Quote the records exactly, starting at the first line and stopping after the line with "(0,0) rectangle (1330,1046);"; skip the pictures.

*Stored rows:*
· · · · ·

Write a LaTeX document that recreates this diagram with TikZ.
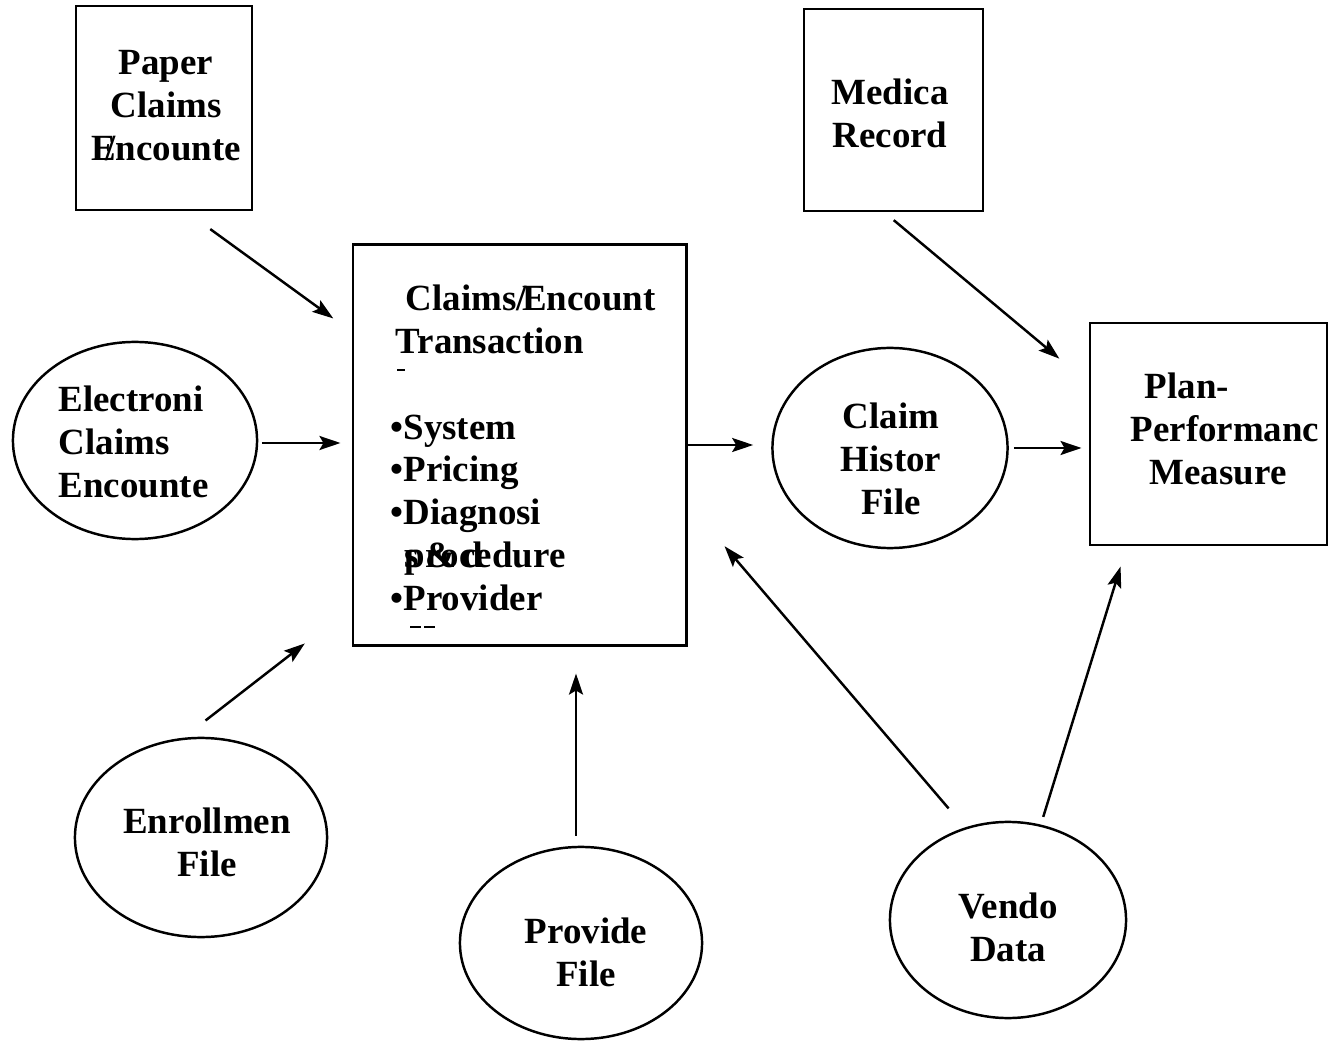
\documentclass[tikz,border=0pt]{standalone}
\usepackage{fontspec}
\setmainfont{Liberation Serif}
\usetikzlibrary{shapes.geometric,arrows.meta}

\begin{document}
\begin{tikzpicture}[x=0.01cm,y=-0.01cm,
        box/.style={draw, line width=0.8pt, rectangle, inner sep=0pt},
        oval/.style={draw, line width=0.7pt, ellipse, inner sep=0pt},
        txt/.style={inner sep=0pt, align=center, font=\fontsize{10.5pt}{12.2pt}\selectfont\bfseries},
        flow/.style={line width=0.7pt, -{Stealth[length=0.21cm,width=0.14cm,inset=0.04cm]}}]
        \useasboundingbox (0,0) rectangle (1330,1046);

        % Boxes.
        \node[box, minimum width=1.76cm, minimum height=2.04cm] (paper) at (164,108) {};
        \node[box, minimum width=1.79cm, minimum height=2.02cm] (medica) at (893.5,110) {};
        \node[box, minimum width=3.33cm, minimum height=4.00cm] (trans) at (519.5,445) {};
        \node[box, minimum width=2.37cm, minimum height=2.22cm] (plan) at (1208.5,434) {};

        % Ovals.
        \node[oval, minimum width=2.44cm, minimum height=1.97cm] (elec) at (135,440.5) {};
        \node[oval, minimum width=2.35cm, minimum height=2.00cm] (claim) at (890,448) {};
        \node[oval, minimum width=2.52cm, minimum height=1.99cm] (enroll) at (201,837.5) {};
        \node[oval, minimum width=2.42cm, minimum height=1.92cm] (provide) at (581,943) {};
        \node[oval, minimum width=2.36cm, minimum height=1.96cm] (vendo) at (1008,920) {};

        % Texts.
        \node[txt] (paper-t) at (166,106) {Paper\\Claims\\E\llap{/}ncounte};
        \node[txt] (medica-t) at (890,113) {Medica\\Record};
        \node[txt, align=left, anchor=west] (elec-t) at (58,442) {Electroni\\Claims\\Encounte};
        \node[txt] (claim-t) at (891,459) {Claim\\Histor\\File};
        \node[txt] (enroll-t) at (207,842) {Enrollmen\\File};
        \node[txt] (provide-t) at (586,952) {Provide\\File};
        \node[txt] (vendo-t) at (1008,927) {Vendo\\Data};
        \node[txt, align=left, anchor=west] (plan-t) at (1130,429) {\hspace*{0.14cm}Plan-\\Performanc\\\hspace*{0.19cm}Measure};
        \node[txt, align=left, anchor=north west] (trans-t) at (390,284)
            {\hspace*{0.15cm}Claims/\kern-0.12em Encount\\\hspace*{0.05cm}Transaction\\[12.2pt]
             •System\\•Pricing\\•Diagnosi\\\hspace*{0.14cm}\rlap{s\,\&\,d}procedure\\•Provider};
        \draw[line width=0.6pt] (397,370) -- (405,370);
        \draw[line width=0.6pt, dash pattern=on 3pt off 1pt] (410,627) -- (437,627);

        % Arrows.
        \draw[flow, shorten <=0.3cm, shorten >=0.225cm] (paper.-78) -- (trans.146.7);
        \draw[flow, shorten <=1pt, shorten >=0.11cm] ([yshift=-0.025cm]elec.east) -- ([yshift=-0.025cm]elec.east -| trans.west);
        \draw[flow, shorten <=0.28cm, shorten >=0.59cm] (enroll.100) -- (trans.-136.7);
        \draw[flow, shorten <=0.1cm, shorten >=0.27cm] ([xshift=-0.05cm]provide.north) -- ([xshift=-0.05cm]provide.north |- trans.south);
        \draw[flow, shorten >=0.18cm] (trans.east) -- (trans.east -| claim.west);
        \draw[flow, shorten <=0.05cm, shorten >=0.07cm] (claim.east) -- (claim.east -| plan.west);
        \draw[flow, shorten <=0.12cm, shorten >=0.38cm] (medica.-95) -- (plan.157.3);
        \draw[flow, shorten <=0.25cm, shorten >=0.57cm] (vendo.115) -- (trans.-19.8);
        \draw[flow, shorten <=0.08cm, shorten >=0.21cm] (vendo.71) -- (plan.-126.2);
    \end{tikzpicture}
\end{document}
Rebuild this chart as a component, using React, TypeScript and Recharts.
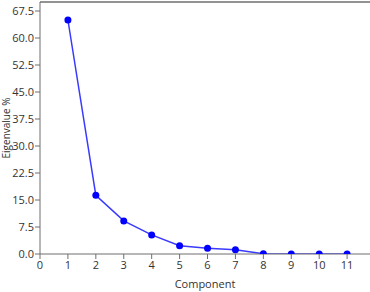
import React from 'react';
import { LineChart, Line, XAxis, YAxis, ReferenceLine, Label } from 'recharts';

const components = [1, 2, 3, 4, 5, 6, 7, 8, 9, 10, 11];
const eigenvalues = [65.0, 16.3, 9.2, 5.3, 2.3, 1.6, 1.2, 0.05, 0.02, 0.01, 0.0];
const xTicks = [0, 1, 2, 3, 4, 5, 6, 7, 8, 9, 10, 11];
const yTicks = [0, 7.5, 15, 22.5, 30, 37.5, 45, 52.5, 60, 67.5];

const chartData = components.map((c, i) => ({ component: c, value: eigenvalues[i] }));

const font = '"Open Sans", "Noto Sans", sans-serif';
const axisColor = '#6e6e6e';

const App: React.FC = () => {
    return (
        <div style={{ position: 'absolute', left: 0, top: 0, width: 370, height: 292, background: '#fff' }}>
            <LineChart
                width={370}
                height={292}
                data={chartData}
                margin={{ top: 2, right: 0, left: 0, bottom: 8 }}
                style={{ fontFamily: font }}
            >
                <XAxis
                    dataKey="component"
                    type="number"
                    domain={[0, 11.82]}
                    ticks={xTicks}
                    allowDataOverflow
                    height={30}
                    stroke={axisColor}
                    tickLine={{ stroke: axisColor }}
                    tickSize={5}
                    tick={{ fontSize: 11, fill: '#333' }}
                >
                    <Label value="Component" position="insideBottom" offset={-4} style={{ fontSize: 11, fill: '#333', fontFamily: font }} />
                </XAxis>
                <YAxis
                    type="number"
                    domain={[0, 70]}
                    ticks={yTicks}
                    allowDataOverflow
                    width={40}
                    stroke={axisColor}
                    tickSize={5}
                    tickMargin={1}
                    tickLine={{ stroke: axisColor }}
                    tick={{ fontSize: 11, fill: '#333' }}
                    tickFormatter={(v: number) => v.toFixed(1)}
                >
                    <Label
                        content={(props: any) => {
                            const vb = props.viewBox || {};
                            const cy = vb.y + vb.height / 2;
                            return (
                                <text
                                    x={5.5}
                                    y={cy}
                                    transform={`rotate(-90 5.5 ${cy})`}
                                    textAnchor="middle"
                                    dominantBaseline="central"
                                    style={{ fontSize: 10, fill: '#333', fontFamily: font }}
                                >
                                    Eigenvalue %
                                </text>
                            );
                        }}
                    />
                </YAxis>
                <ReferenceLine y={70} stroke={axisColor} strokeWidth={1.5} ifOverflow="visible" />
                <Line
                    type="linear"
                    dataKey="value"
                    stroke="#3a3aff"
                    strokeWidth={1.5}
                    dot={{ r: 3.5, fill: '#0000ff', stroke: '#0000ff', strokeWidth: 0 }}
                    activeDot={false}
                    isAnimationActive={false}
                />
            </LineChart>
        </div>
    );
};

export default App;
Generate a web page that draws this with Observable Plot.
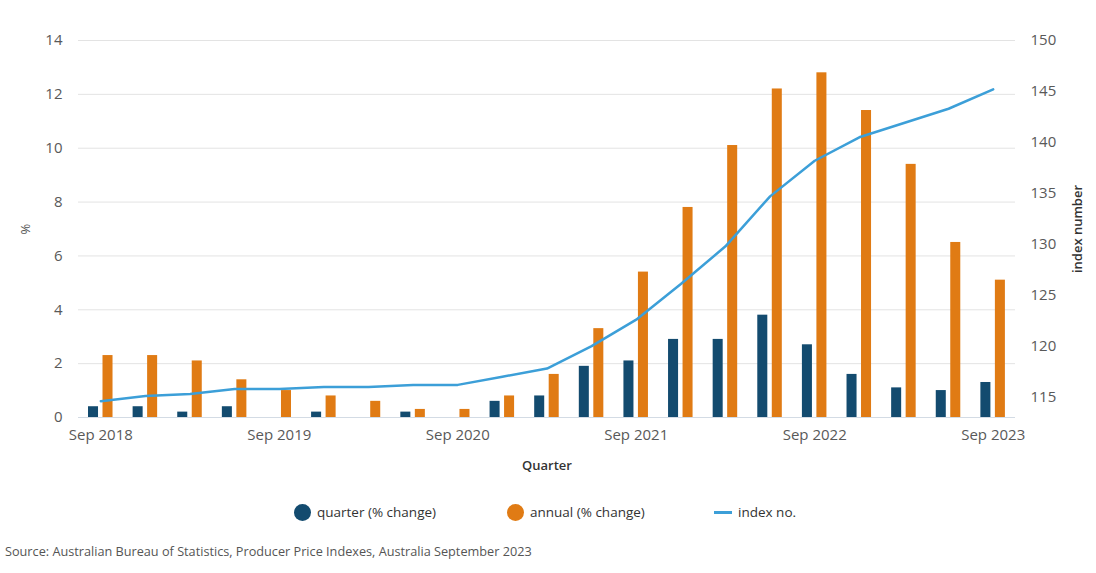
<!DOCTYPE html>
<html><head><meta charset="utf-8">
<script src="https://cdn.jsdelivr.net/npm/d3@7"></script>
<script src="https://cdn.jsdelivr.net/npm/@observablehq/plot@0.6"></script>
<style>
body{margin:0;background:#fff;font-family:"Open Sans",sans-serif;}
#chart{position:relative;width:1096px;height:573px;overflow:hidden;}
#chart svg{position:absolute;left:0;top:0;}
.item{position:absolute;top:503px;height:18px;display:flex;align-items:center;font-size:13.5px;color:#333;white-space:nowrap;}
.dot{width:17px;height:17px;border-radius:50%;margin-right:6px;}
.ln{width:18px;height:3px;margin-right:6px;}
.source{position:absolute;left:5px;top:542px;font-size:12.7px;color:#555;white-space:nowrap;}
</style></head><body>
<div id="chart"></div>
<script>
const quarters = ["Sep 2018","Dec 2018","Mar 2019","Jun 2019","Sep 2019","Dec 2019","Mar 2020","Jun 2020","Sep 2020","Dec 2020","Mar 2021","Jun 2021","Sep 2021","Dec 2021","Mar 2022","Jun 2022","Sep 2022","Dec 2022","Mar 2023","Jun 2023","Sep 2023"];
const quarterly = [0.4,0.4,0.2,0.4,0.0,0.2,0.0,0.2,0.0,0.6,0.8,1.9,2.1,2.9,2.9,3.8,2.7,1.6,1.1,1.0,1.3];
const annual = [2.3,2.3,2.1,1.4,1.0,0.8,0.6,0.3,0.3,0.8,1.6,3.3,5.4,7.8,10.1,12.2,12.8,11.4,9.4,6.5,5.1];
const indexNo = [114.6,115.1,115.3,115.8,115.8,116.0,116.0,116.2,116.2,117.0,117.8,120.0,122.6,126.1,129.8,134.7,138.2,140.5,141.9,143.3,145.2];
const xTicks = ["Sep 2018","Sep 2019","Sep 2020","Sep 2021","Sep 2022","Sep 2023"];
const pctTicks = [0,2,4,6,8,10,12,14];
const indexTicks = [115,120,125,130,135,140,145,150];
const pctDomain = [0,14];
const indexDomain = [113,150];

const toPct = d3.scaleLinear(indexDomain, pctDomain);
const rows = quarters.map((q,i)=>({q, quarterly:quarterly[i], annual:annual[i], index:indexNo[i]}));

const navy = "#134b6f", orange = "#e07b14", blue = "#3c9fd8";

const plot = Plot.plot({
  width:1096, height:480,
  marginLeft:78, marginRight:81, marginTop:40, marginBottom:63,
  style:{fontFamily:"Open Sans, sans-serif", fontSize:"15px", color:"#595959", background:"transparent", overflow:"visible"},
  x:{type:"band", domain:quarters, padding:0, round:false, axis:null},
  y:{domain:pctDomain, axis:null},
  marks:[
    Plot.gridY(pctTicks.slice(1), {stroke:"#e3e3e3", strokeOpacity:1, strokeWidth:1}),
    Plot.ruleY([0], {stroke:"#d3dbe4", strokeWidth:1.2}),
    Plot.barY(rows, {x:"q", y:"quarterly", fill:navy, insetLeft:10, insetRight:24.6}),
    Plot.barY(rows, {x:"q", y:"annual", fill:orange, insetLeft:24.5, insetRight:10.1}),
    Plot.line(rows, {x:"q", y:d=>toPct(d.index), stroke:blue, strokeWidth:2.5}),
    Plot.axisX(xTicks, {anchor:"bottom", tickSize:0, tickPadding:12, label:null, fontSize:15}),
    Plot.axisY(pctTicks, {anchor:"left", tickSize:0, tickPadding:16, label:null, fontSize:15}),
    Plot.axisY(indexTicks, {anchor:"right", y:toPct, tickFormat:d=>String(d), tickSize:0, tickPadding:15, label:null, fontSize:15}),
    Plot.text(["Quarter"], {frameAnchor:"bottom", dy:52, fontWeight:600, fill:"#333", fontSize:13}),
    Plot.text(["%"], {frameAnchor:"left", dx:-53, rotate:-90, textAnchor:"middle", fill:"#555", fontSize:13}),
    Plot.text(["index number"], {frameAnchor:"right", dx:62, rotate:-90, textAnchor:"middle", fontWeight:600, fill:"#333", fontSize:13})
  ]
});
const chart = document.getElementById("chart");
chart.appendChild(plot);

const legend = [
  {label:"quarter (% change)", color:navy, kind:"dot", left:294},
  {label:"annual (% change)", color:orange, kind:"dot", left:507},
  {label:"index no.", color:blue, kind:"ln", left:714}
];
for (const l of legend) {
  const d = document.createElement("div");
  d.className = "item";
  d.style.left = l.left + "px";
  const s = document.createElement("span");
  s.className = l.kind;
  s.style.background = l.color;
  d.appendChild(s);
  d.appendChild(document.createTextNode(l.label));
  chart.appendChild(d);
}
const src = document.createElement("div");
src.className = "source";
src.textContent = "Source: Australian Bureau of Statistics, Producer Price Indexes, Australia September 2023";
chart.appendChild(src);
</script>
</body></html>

· · · · ·

*Task output:*
Write a LaTeX document that recreates this diagram with TikZ.
\documentclass[tikz,border=0pt]{standalone}
\usepackage{fontspec}
\setmainfont{Liberation Serif}
\usetikzlibrary{shapes.geometric,arrows.meta}

\begin{document}
\begin{tikzpicture}[x=0.01cm,y=-0.01cm,
        box/.style={draw, line width=0.8pt, rectangle, inner sep=0pt},
        oval/.style={draw, line width=0.7pt, ellipse, inner sep=0pt},
        txt/.style={inner sep=0pt, align=center, font=\fontsize{10.5pt}{12.2pt}\selectfont\bfseries},
        flow/.style={line width=0.7pt, -{Stealth[length=0.21cm,width=0.14cm,inset=0.04cm]}}]
        \useasboundingbox (0,0) rectangle (1330,1046);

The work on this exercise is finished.